Tuesday, December 17, 2013

Why in Business driven information its the consumers view that matters

When doing the Business Data Lake pieces it took me back to a view that I had around SOA in that you should take the consumers view when designing a service.  This I think is more critical when looking at analytics and reporting where it really is all about the consumption.

What does this mean though to think about data from the consumers perspective?  We've all had the '3 V's' shoved at us and mostly realised the one that counts in Big Data is actually value.  So taking a Business SOA look at data means that you need to think about the business view and crucially the business value to understand what this actually means.

To this I'd say there are three ways that you can measure whether something is business driven or not
  1. The Natural View - is the view on information being presented one that is naturally understandable by a given part of the business
  2. Value based cost - does the cost being charged reflect the value being delivered
  3. Dynamic Performance - ramp-up, ramp-down as the demand requires
These come back to a mantra I used a lot back when I was talking about the true impact of SOA on an IT estate: Create an IT estate that looks like the business, evolves like the business and is costed based on the business value it delivers.

With SOA in the operational sense this meant having a clear Business Service Architecture and that thinking now applies to Data.  There is no difference between the business views and KPIs between the operational and post-transactional world, indeed the more that analytics becomes the difference in operations the less that difference can be tolerated.

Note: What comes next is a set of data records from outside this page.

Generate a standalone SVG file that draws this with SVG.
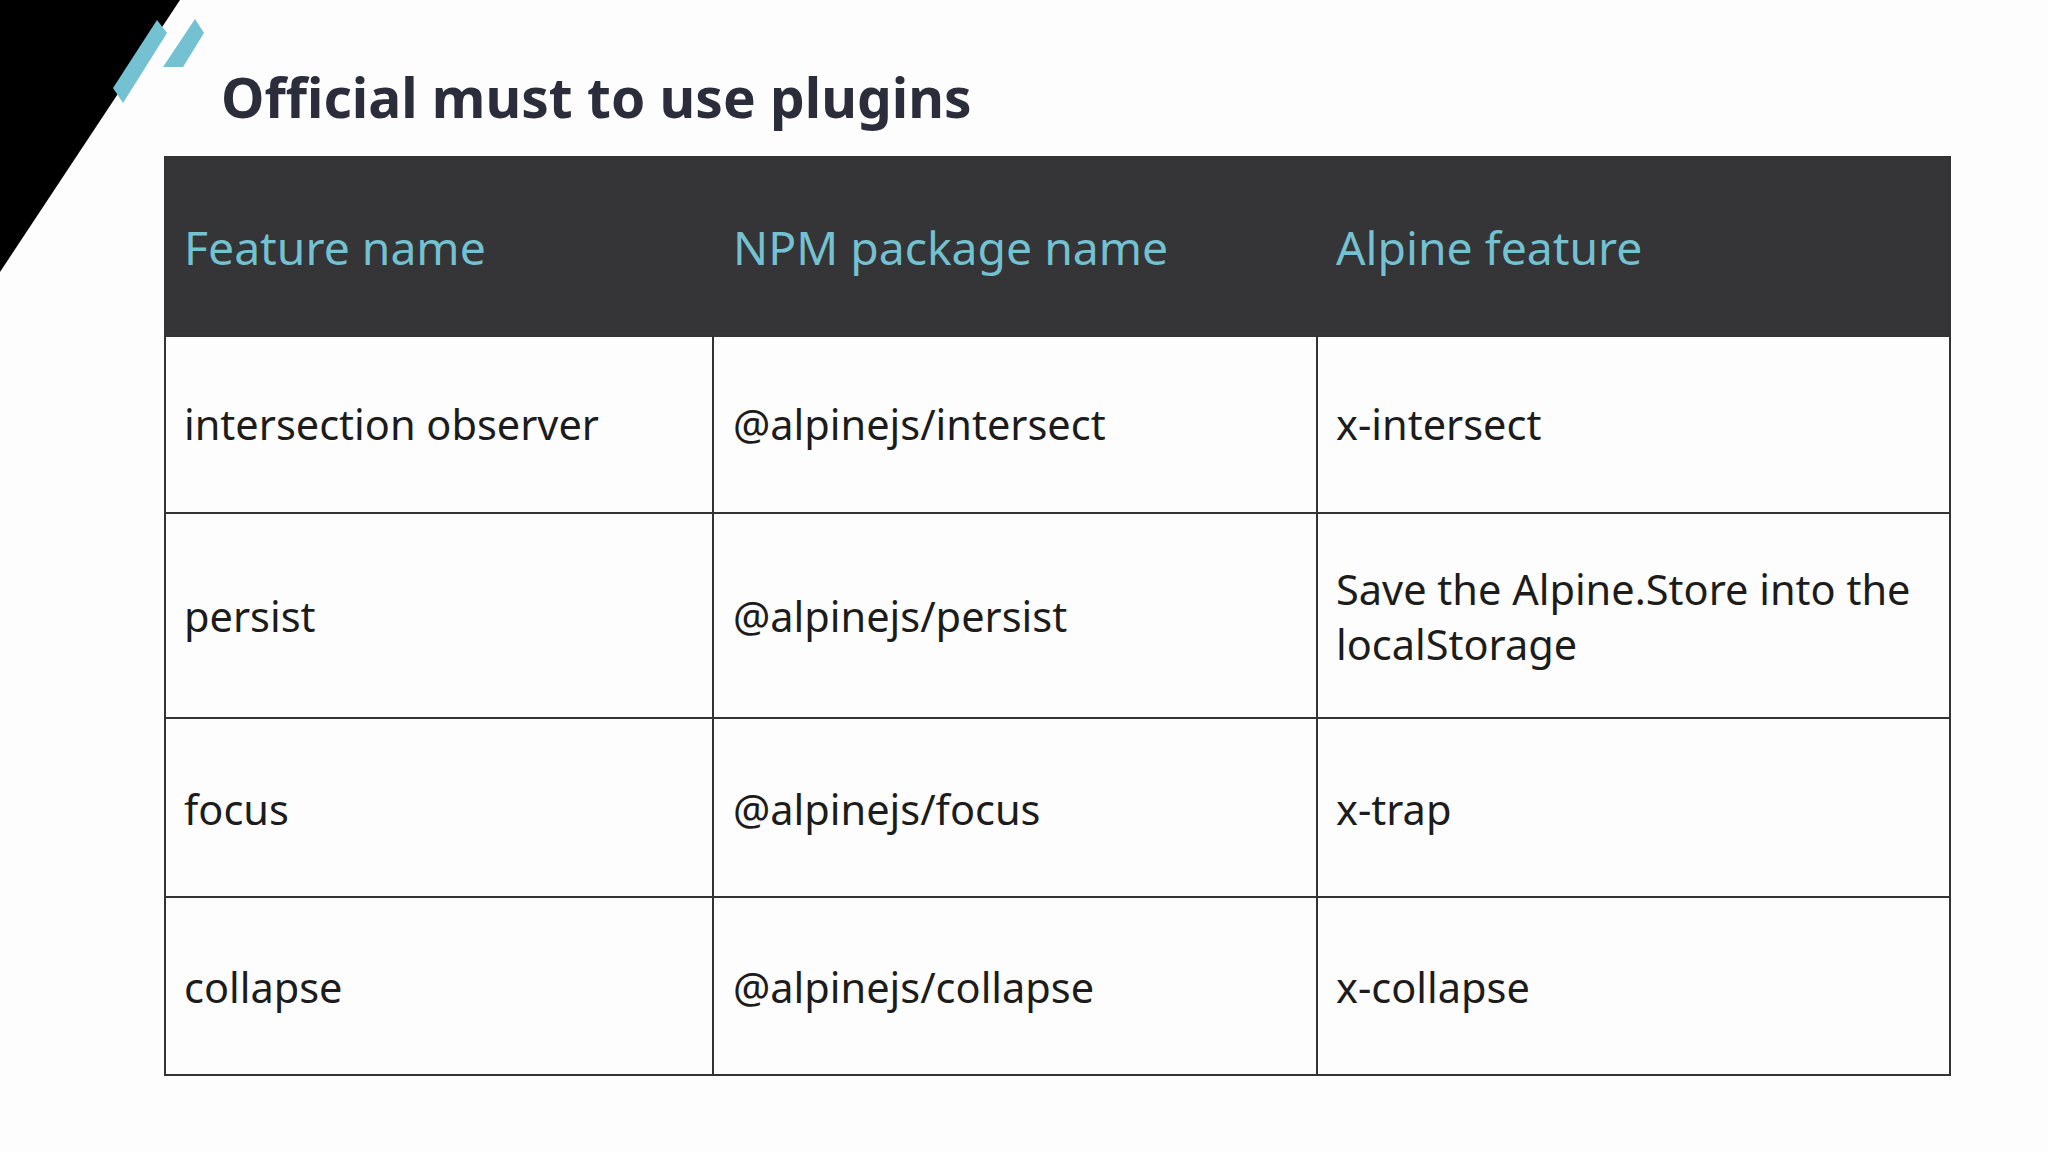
<svg xmlns="http://www.w3.org/2000/svg" width="2048" height="1152" viewBox="0 0 2048 1152">
<style>
.t{font-family:"Noto Sans","Open Sans",sans-serif;font-size:41.5px;fill:#1c1c1c}
.h{font-family:"Noto Sans","Open Sans",sans-serif;font-size:46.3px;fill:#73c1d1}
.ln{stroke:#333;stroke-width:2;fill:none}
</style>
<rect width="2048" height="1152" fill="#fdfdfd"/>
<polygon points="0,0 180,0 0,272" fill="#000"/>
<polygon points="157,20 167,33 123,103 113,88" fill="#73c1d1"/>
<polygon points="195,19 204,33 183,67 163,67" fill="#73c1d1"/>
<text x="221" y="118" font-family="Noto Sans,Open Sans,sans-serif" font-weight="bold" font-size="55" fill="#2b2e3a">Official must to use plugins</text>
<g id="table">
<rect x="165" y="157" width="1785" height="179" fill="#353436"/>
<rect x="165" y="157" width="1785" height="918" class="ln"/>
<path class="ln" d="M165 336H1950M165 513H1950M165 718H1950M165 897H1950M713 336V1075M1317 336V1075"/>
</g>
<g id="header">
<text class="h" x="184" y="265">Feature name</text>
<text class="h" x="733" y="265">NPM package name</text>
<text class="h" x="1336" y="265">Alpine feature</text>
</g>
<g id="rows">
<text class="t" x="184" y="440">intersection observer</text>
<text class="t" x="733" y="440">@alpinejs/intersect</text>
<text class="t" x="1336" y="440">x-intersect</text>
<text class="t" x="184" y="632">persist</text>
<text class="t" x="733" y="632">@alpinejs/persist</text>
<text class="t" x="1336" y="605">Save the Alpine.Store into the</text>
<text class="t" x="1336" y="660">localStorage</text>
<text class="t" x="184" y="825">focus</text>
<text class="t" x="733" y="825">@alpinejs/focus</text>
<text class="t" x="1336" y="825">x-trap</text>
<text class="t" x="184" y="1003">collapse</text>
<text class="t" x="733" y="1003">@alpinejs/collapse</text>
<text class="t" x="1336" y="1003">x-collapse</text>
</g>
</svg>
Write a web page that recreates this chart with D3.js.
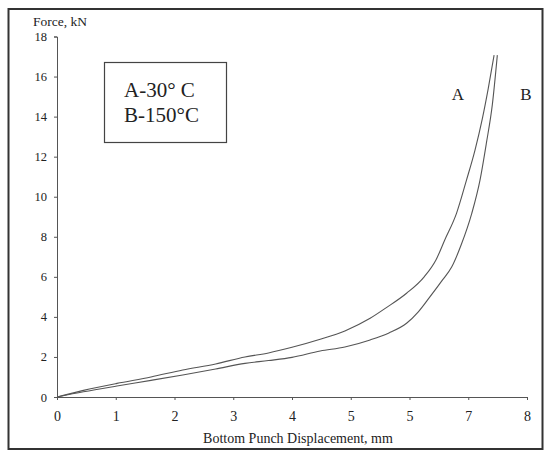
<!DOCTYPE html>
<html>
<head>
<meta charset="utf-8">
<script src="https://cdn.jsdelivr.net/npm/d3@7"></script>
<style>
  html, body { margin: 0; padding: 0; background: #fff; }
  svg { display: block; }
  text { font-family: "Liberation Serif", "Times New Roman", serif; fill: #222; }
</style>
</head>
<body>
<svg id="chart" width="552" height="454"></svg>
<script>
// ---- data ----
const xTickValues = [0, 1, 2, 3, 4, 5, 6, 7, 8];
const xTickLabels = ["0", "1", "2", "3", "4", "5", "5", "7", "8"];
const yTickValues = [0, 2, 4, 6, 8, 10, 12, 14, 16, 18];

const seriesA_x = [0, 0.45, 1.02, 1.6, 2.14, 2.7, 3.2, 3.6, 4.0, 4.48, 4.9, 5.33, 5.6, 5.95, 6.25, 6.45, 6.6, 6.8, 6.97, 7.115, 7.24, 7.34, 7.44];
const seriesA_y = [0, 0.33, 0.68, 1.0, 1.35, 1.65, 2.0, 2.2, 2.48, 2.88, 3.3, 3.93, 4.45, 5.18, 6.0, 6.84, 7.84, 9.17, 10.83, 12.33, 13.9, 15.4, 17.07];

const seriesB_x = [0, 0.45, 1.02, 1.6, 2.14, 2.7, 3.2, 3.6, 4.0, 4.48, 4.9, 5.33, 5.65, 5.95, 6.15, 6.35, 6.55, 6.72, 6.88, 7.06, 7.2, 7.31, 7.41, 7.495];
const seriesB_y = [0, 0.26, 0.55, 0.83, 1.1, 1.4, 1.68, 1.82, 1.98, 2.3, 2.5, 2.85, 3.2, 3.68, 4.25, 5.01, 5.8, 6.5, 7.6, 9.17, 10.83, 12.7, 14.6, 17.07];

const legendLines = ["A-30° C", "B-150°C"];
const curveLabels = ["A", "B"];
const xTitle = "Bottom Punch Displacement, mm";
const yTitle = "Force, kN";

// ---- drawing ----
const svg = d3.select("#chart");

// outer frame
svg.append("rect")
  .attr("x", 8.5).attr("y", 9).attr("width", 534).attr("height", 440)
  .attr("fill", "#fff").attr("stroke", "#333").attr("stroke-width", 2);

const x = d3.scaleLinear().domain([0, 8]).range([57, 527]);
const y = d3.scaleLinear().domain([0, 18]).range([397, 36.5]);

// y axis
const yAxis = svg.append("g")
  .attr("transform", `translate(${x(0)},0)`)
  .call(d3.axisLeft(y).tickValues(yTickValues).tickSize(3).tickPadding(7).tickFormat(d3.format("d")));
yAxis.attr("font-size", null).attr("font-family", null);
yAxis.select(".domain").attr("stroke", "#555");
yAxis.selectAll(".tick line").attr("stroke", "#555");
yAxis.selectAll("text").style("font-size", "12.5px").attr("fill", "#222");

// x axis
const xAxis = svg.append("g")
  .attr("transform", `translate(0,${y(0)})`)
  .call(d3.axisBottom(x).tickValues(xTickValues).tickSize(3).tickPadding(11)
    .tickFormat((d, i) => xTickLabels[i]));
xAxis.attr("font-size", null).attr("font-family", null);
xAxis.select(".domain").attr("stroke", "#555");
xAxis.selectAll(".tick line").attr("stroke", "#555");
xAxis.selectAll("text").style("font-size", "14px").attr("fill", "#222");

// axis titles
svg.append("text").attr("x", 298).attr("y", 443).attr("text-anchor", "middle")
  .style("font-size", "14px").text(xTitle);
svg.append("text").attr("x", 33).attr("y", 26).attr("text-anchor", "start")
  .style("font-size", "13.5px").text(yTitle);

// curves
const line = d3.line().x(d => x(d[0])).y(d => y(d[1])).curve(d3.curveMonotoneX);
const dataA = seriesA_x.map((v, i) => [v, seriesA_y[i]]);
const dataB = seriesB_x.map((v, i) => [v, seriesB_y[i]]);
[dataA, dataB].forEach(d => {
  svg.append("path").datum(d).attr("d", line)
    .attr("fill", "none").attr("stroke", "#555").attr("stroke-width", 1.1);
});

// curve labels
svg.append("text").attr("x", 458).attr("y", 100).attr("text-anchor", "middle")
  .style("font-size", "17px").attr("fill", "#333").text(curveLabels[0]);
svg.append("text").attr("x", 526).attr("y", 100).attr("text-anchor", "middle")
  .style("font-size", "17px").attr("fill", "#333").text(curveLabels[1]);

// legend box
svg.append("rect").attr("x", 104.5).attr("y", 62.5).attr("width", 122).attr("height", 80)
  .attr("fill", "#fff").attr("stroke", "#444").attr("stroke-width", 1.2);
legendLines.forEach((t, i) => {
  svg.append("text").attr("x", 124).attr("y", 97 + i * 25)
    .style("font-size", "21px").attr("fill", "#222").text(t);
});
</script>
</body>
</html>
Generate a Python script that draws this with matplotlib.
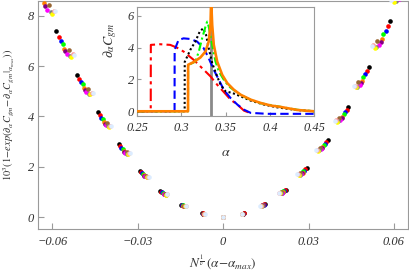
import matplotlib
matplotlib.use("Agg")
from matplotlib import pyplot as plt

# Scatter series (outer -> inner within each cluster)
series_colors = ["black", "#ff0000", "#0000ff", "#00ff00", "#ff8000", "#800080",
                 "#ff00ff", "#996633", "#808080", "#ffff00", "#ff9999", "#dcecff"]

# |x| of the 9 clusters on each side, one row per series
x_pos = [
    [0.0073, 0.0147, 0.0220, 0.0293, 0.0367, 0.0440, 0.0513, 0.0586, 0.0660],
    [0.0072, 0.0145, 0.0217, 0.0289, 0.0362, 0.0434, 0.0506, 0.0578, 0.0651],
    [0.0071, 0.0143, 0.0214, 0.0285, 0.0357, 0.0429, 0.0500, 0.0571, 0.0643],
    [0.0070, 0.0141, 0.0211, 0.0282, 0.0353, 0.0423, 0.0493, 0.0563, 0.0634],
    [0.0069, 0.0140, 0.0209, 0.0279, 0.0349, 0.0419, 0.0488, 0.0558, 0.0628],
    [0.0069, 0.0139, 0.0208, 0.0277, 0.0347, 0.0416, 0.0485, 0.0554, 0.0624],
    [0.0068, 0.0138, 0.0206, 0.0275, 0.0344, 0.0412, 0.0481, 0.0549, 0.0618],
    [0.0068, 0.0136, 0.0204, 0.0271, 0.0339, 0.0407, 0.0475, 0.0542, 0.0611],
    [0.0067, 0.0135, 0.0202, 0.0269, 0.0337, 0.0404, 0.0471, 0.0538, 0.0606],
    [0.0066, 0.0134, 0.0200, 0.0266, 0.0334, 0.0400, 0.0466, 0.0533, 0.0600],
    [0.0066, 0.0132, 0.0198, 0.0264, 0.0330, 0.0396, 0.0462, 0.0527, 0.0594],
    [0.0065, 0.0131, 0.0196, 0.0261, 0.0327, 0.0392, 0.0458, 0.0523, 0.0589],
]

# y on the left side (x<0), same cluster order as x_pos
y_left = [
    [0.15, 0.50, 1.04, 1.84, 2.90, 4.16, 5.66, 7.38, 9.37],
    [0.15, 0.49, 1.01, 1.79, 2.82, 4.04, 5.50, 7.17, 9.11],
    [0.14, 0.47, 0.99, 1.75, 2.75, 3.95, 5.37, 7.00, 8.89],
    [0.14, 0.47, 0.97, 1.72, 2.71, 3.88, 5.28, 6.89, 8.74],
    [0.14, 0.45, 0.94, 1.67, 2.63, 3.77, 5.13, 6.69, 8.49],
    [0.13, 0.45, 0.93, 1.64, 2.59, 3.71, 5.05, 6.59, 8.37],
    [0.13, 0.44, 0.91, 1.62, 2.55, 3.65, 4.97, 6.48, 8.23],
    [0.13, 0.45, 0.93, 1.65, 2.60, 3.74, 5.08, 6.63, 8.41],
    [0.13, 0.43, 0.90, 1.60, 2.52, 3.61, 4.91, 6.41, 8.13],
    [0.13, 0.43, 0.90, 1.59, 2.50, 3.59, 4.88, 6.36, 8.08],
    [0.13, 0.44, 0.91, 1.61, 2.54, 3.64, 4.95, 6.46, 8.20],
    [0.13, 0.44, 0.91, 1.60, 2.53, 3.63, 4.94, 6.44, 8.17],
]

# y on the right side (x>0)
y_right = [
    [0.15, 0.53, 1.10, 1.95, 3.06, 4.39, 5.97, 7.80, 9.89],
    [0.15, 0.52, 1.07, 1.90, 2.97, 4.27, 5.80, 7.58, 9.61],
    [0.14, 0.50, 1.04, 1.85, 2.90, 4.17, 5.67, 7.40, 9.39],
    [0.14, 0.49, 1.03, 1.82, 2.85, 4.10, 5.57, 7.28, 9.23],
    [0.14, 0.48, 1.00, 1.77, 2.77, 3.98, 5.41, 7.07, 8.96],
    [0.13, 0.47, 0.98, 1.74, 2.73, 3.92, 5.33, 6.97, 8.83],
    [0.13, 0.47, 0.97, 1.71, 2.69, 3.85, 5.24, 6.85, 8.68],
    [0.13, 0.48, 0.99, 1.75, 2.75, 3.94, 5.36, 7.00, 8.88],
    [0.13, 0.46, 0.95, 1.69, 2.66, 3.81, 5.18, 6.77, 8.58],
    [0.13, 0.46, 0.95, 1.68, 2.64, 3.78, 5.15, 6.72, 8.53],
    [0.13, 0.46, 0.96, 1.71, 2.68, 3.84, 5.22, 6.83, 8.65],
    [0.13, 0.46, 0.96, 1.70, 2.67, 3.83, 5.21, 6.80, 8.62],
]
y_center = 0.0

main_xticks = [-0.06, -0.03, 0, 0.03, 0.06]
main_xlabels = ["\u22120.06", "\u22120.03", "0", "0.03", "0.06"]
main_yticks = [0, 2, 4, 6, 8]

# Inset curves: alpha grid and derivative values
red_a = [0.25, 0.2655, 0.2656, 0.276, 0.2875, 0.295, 0.3026, 0.314, 0.3235, 0.333,
         0.3405, 0.348, 0.3557, 0.3633, 0.3708, 0.3784]
red_v = [0, 0, 4.17, 4.21, 4.17, 4.0, 3.75, 3.23, 2.71, 2.19,
         1.67, 1.21, 0.73, 0.42, 0.04, -0.12]
blue_a = [0.25, 0.2924, 0.2925, 0.2969, 0.3026, 0.3102, 0.3178, 0.3253, 0.331, 0.3367,
          0.3424, 0.348, 0.3557, 0.3633, 0.3708, 0.3784, 0.3974, 0.45]
blue_v = [0, 0, 3.86, 4.48, 4.58, 4.54, 4.38, 3.96, 3.33, 2.6,
          1.98, 1.35, 0.83, 0.42, 0.1, -0.1, -0.16, -0.16]
black_a = [0.25, 0.3038, 0.3039, 0.3102, 0.3159, 0.3208, 0.3247, 0.328, 0.331, 0.3349,
           0.3398, 0.3443, 0.35, 0.3576, 0.367, 0.3784, 0.3935, 0.408, 0.43, 0.45]
black_v = [0, 0, 3.1, 3.86, 4.38, 5.0, 5.21, 4.79, 3.96, 3.02,
           2.29, 1.67, 1.25, 1.15, 0.94, 0.67, 0.42, 0.25, 0.08, 0.0]
green_a = [0.25, 0.3076, 0.3077, 0.314, 0.3159, 0.3198, 0.3235, 0.3273, 0.3292, 0.331,
           0.3349, 0.3386, 0.3424, 0.348, 0.3538, 0.3594, 0.367, 0.3784, 0.39, 0.41, 0.43, 0.45]
green_v = [0, 0, 2.9, 3.07, 3.13, 3.75, 4.58, 5.31, 5.63, 5.31,
           4.17, 3.13, 2.5, 1.98, 1.56, 1.33, 1.02, 0.72, 0.5, 0.3, 0.1, 0.0]
orange_a = [0.25, 0.3076, 0.3077, 0.314, 0.3216, 0.3273, 0.331, 0.333, 0.3337, 0.3349,
            0.3367, 0.3405, 0.3462, 0.3519, 0.3594, 0.367, 0.3784, 0.3898, 0.4011, 0.4125,
            0.4314, 0.45]
orange_v = [0, 0, 2.92, 3.09, 3.38, 3.75, 4.38, 5.42, 7.0, 5.42,
            4.17, 3.13, 2.29, 1.77, 1.35, 1.04, 0.73, 0.52, 0.36, 0.27,
            0.08, 0.0]
alpha_max = 1 / 3

inset_xticks = [0.25, 0.3, 0.35, 0.4, 0.45]
inset_xlabels = ["0.25", "0.3", "0.35", "0.4", "0.45"]
inset_yticks = [0, 2, 4, 6]

plt.rcParams["mathtext.fontset"] = "stix"
plt.rcParams["mathtext.default"] = "it"
frame_col = "#9a9a9a"
text_col = "#333333"
tick_font = {"family": "Liberation Serif", "style": "italic", "size": 9}

fig = plt.figure(figsize=(4.09, 2.79), dpi=100)

# Main panel
ax = fig.add_axes([0.093, 0.179, 0.905, 0.819])
for i in range(len(series_colors)):
    xs = [-v for v in reversed(x_pos[i])] + [0.0] + x_pos[i]
    ys = list(reversed(y_left[i])) + [y_center] + y_right[i]
    ax.scatter(xs, ys, s=11, color=series_colors[i], linewidths=0, zorder=2 + i)
ax.set_xlim(-0.065, 0.065)
ax.set_ylim(-0.47, 8.6)
ax.set_xticks(main_xticks)
ax.set_xticklabels(main_xlabels, fontdict=tick_font, color=text_col)
ax.set_yticks(main_yticks)
ax.set_yticklabels([str(v) for v in main_yticks], fontdict=tick_font, color=text_col)
ax.tick_params(direction="in", length=4, width=0.8, color=frame_col, pad=5)
ax.tick_params(axis="y", pad=3)
for sp in ax.spines.values():
    sp.set_color(frame_col)
ax.set_xlabel(r"$N^{\frac{1}{\nu}}\,(\alpha\!-\!\alpha_{max})$", fontsize=9.5,
              color=text_col, labelpad=4)
ax.set_ylabel(r"$10^3(1\!-\!exp(\partial_\alpha C_{gm}\!-\!\partial_\alpha C_{gm}|_{\alpha_{max}}))$",
              fontsize=7.5, color=text_col)
ax.yaxis.set_label_coords(-0.058, 0.5)

# Inset
ins = fig.add_axes([0.335, 0.584, 0.433, 0.391])
ins.axvline(alpha_max, color="#8a8a8a", lw=2, zorder=1)
ins.plot(red_a, red_v, color="#ff0000", lw=1.5, dashes=(6, 2, 1.5, 2), zorder=2)
ins.plot(blue_a, blue_v, color="#0000ff", lw=1.5, dashes=(4, 2), zorder=3)
ins.plot(black_a, black_v, color="black", lw=1.5, dashes=(1, 1.2), zorder=4)
ins.plot(green_a, green_v, color="#00ff00", lw=1.5, dashes=(4, 1.5, 1, 1.5), zorder=5)
ins.plot(orange_a, orange_v, color="#ff8000", lw=1.9, zorder=6)
ins.set_xlim(0.25, 0.45)
ins.set_ylim(-0.3, 6.55)
ins.set_xticks(inset_xticks)
ins.set_xticklabels(inset_xlabels, fontdict=tick_font, color=text_col)
ins.set_yticks(inset_yticks)
ins.set_yticklabels([str(v) for v in inset_yticks], fontdict=tick_font, color=text_col)
ins.tick_params(direction="in", length=3, width=0.8, color=frame_col, pad=4)
ins.tick_params(axis="y", pad=2)
for sp in ins.spines.values():
    sp.set_color(frame_col)
ins.set_xlabel(r"$\alpha$", fontsize=10, color=text_col, labelpad=8)
ins.set_ylabel(r"$\partial_\alpha C_{gm}$", fontsize=10, color=text_col)
ins.yaxis.set_label_coords(-0.1, 0.7)

fig.savefig("out.png", dpi=100)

The difference however is in how information is accessed.  In the operational world when you want information from another domain you request it on demand.  In the post transactional world however this is about providing access to the landed (stored) information from other areas in the context that a given domain wants to see it.  Its here that new technologies add value as they enable that distillation to be done into the right business context, indeed enabling the same information to be distilled by different business areas in the right way for their context.

This is the same as you do in the operational space, requesting information from another business service and then converting the result into what makes sense in your local context.

By having a single consistent model between both the operational and post-transactional world you make integrating analytics much easier as you are not requiring your consumers to mentally shift between an operational view and the local view.

So as with a business service architecture which represents the business model so now that business consumer view should be reflected in your analytical applications to create a single model for IT that spans both operations and analytics and now gives the business that local view, the natural view for them, of information.

Now to the other two pieces: Value based Cost and Dynamic Performance.  These two are linked as value is not something that is fixed over time, closing the books is something where high performance is justified at a quarter end or other accounting deadline, but having a high performance solution when not required is wasted cost.

Therefore the new generation of solutions are about Elastic Analytics, that is analytics which can adapt and change based on the business demand.  There needs to be an end to the 'I think I might need in memory so I'll put it all in-memory' or worse the 'Damn I had it all on disk and now I need in-memory'.

The future is about Analytics aligned to the business not aligned to an idealised IT view.